In neuem Licht – Der Klosterplan von St. Gallen
Aspekte seiner Beschaffenheit und Erschaffung
Dieter Büker
Seit Erscheinen des ersten Faksimiles Mitte des vorigen Jahrhunderts steht der Klosterplan von St. Gallen, diese einzigartige Pergamentzeichnung aus dem frühen Mittelalter, verstärkt im Fokus der Forschung. Viele Autoren haben versucht, seinen Geheimnissen auf die Spur zu kommen. Unterschiedlichste Thesen und Hilfskonstruktionen wurden dafür bemüht. Antike Autoren sollen ihn beeinflußt haben, die Aachener Beschlüsse zur Reform des karolingischen Mönchtums seien in ihm wiederzufinden, römische und andere Maßstäbe, Gitternetze und Blindrillen beispielsweise, hätten seine Anfertigung bestimmt, und anderes mehr. Allein der angebliche ‚Planwiderspruch‘, Ende des 19. Jahrhunderts aufgedeckt, hat seither zu höchst phantasiereichen Interpretationsansätzen geführt. Bei den in diesem Band vereinten Aufsätzen handelt es sich um technische Analysen. Sie wurden durchgeführt mit moderner Computer-Software, sind neuen Forschungsansätzen am materiellen Plan verpflichtet, und sie präsentieren an digitalen Abbildungen des Plans gewonnene neue Befunde. Die Ergebnisse, klar und nachprüfbar dokumentiert, dürften den Klosterplan in neuem Licht erscheinen lassen.

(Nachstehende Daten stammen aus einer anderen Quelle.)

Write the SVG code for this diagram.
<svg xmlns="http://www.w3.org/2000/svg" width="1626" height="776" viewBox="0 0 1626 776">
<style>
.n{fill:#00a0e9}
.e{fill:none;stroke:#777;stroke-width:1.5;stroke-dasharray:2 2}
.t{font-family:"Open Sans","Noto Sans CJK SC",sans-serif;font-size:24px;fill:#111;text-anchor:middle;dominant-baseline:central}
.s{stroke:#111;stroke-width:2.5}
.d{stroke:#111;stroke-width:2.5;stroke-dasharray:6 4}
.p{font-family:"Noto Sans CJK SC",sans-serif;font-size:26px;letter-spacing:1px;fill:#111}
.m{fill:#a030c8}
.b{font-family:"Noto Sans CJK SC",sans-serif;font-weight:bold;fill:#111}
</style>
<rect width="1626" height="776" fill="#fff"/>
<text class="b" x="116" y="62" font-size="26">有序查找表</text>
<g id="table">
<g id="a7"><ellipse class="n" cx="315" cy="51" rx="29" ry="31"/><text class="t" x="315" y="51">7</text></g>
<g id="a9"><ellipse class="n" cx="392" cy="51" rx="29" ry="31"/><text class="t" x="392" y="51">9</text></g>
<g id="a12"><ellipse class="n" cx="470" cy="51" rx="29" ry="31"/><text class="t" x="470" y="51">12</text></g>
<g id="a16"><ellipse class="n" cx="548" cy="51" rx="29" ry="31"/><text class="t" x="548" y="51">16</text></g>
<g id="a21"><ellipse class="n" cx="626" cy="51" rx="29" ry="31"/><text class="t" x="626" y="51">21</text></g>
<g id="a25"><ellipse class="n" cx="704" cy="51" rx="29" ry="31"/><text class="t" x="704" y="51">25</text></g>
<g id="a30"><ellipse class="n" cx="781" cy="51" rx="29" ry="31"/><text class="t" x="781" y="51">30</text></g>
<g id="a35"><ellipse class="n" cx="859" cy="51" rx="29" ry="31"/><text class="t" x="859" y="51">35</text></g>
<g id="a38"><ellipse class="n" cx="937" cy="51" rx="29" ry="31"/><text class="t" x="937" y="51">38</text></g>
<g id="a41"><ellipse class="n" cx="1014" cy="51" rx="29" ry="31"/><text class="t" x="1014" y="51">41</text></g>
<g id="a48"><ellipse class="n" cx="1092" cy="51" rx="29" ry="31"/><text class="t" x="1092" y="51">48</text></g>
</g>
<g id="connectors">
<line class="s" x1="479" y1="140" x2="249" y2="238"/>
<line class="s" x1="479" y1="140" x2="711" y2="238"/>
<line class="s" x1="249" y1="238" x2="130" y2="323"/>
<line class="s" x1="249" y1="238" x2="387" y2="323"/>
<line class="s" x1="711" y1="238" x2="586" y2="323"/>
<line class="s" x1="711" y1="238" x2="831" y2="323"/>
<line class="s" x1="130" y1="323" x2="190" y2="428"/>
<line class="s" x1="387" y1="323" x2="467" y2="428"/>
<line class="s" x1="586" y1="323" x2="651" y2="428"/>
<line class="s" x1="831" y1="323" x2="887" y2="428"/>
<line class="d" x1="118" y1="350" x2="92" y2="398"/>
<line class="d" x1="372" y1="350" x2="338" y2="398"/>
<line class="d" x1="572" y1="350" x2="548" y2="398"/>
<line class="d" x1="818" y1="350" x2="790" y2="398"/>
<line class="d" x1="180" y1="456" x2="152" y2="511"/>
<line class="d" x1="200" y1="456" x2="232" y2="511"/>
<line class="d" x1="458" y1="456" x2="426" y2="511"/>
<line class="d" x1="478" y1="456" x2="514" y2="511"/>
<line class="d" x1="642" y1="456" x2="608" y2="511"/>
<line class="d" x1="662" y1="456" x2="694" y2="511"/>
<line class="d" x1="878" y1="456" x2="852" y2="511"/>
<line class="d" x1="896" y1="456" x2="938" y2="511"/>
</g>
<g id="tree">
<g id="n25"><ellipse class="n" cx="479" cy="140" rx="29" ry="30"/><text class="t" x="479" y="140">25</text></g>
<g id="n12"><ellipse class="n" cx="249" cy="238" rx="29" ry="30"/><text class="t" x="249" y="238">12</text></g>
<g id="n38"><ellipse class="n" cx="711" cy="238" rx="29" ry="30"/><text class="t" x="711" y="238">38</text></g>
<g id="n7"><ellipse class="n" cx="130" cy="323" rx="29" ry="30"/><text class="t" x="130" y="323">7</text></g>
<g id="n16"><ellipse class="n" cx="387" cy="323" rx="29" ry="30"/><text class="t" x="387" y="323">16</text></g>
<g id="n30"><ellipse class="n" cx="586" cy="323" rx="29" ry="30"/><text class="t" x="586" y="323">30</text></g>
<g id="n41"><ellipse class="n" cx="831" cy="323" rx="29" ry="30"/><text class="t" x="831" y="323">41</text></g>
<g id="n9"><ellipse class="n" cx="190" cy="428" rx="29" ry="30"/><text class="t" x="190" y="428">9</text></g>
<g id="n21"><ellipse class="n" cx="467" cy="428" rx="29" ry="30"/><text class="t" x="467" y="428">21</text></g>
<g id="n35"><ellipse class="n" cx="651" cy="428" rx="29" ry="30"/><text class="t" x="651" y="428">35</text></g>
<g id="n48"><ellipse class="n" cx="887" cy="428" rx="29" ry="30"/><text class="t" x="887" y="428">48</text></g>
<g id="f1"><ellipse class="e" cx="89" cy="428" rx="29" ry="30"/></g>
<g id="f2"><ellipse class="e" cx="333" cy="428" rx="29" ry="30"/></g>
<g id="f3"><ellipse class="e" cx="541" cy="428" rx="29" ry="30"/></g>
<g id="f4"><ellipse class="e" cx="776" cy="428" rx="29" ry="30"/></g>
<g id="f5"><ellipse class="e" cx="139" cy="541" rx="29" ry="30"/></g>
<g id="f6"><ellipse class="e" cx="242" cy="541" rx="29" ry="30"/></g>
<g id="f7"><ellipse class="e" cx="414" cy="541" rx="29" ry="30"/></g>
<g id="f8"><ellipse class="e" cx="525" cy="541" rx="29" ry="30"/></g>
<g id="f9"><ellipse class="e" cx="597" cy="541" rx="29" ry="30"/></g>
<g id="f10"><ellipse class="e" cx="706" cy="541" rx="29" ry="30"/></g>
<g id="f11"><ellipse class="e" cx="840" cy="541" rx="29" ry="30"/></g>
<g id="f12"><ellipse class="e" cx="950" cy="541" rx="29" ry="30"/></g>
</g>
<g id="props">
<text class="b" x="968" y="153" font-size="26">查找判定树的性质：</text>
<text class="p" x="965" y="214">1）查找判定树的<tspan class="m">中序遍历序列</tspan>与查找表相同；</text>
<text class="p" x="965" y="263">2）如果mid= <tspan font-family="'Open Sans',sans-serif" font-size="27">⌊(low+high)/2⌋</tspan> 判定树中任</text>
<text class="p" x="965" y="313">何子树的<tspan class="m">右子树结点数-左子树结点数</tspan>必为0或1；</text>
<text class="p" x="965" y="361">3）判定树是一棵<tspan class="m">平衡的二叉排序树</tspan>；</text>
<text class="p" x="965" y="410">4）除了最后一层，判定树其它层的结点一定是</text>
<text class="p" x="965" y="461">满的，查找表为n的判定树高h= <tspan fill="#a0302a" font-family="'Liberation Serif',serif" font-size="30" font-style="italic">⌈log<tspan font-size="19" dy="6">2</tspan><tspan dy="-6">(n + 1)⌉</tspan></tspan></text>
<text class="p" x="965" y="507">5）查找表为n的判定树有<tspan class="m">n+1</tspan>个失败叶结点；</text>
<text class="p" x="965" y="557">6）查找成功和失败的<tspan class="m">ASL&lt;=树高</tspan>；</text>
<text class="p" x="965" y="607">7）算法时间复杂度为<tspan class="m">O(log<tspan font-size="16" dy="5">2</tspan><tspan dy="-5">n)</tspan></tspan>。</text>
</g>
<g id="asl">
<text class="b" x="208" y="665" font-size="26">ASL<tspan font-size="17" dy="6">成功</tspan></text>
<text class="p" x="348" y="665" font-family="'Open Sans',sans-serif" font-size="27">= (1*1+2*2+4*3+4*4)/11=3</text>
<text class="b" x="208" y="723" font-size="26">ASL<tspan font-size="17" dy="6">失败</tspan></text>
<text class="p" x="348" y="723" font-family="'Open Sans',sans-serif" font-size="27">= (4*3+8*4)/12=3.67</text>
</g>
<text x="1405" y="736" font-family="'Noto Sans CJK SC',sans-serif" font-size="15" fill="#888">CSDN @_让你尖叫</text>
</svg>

Auch der abschließende Beitrag, eine detaillierte Auswertung literarischer Quellen aus dem historischen Umfeld des Plans, zeigt Spuren und Zusammenhänge auf, die zum Verständnis der komplexen Fragen nach Ursprung, Herstellern und Empfängern beitragen und das Dokument damit ebenfalls unter relevanten Aspekten neu beleuchten.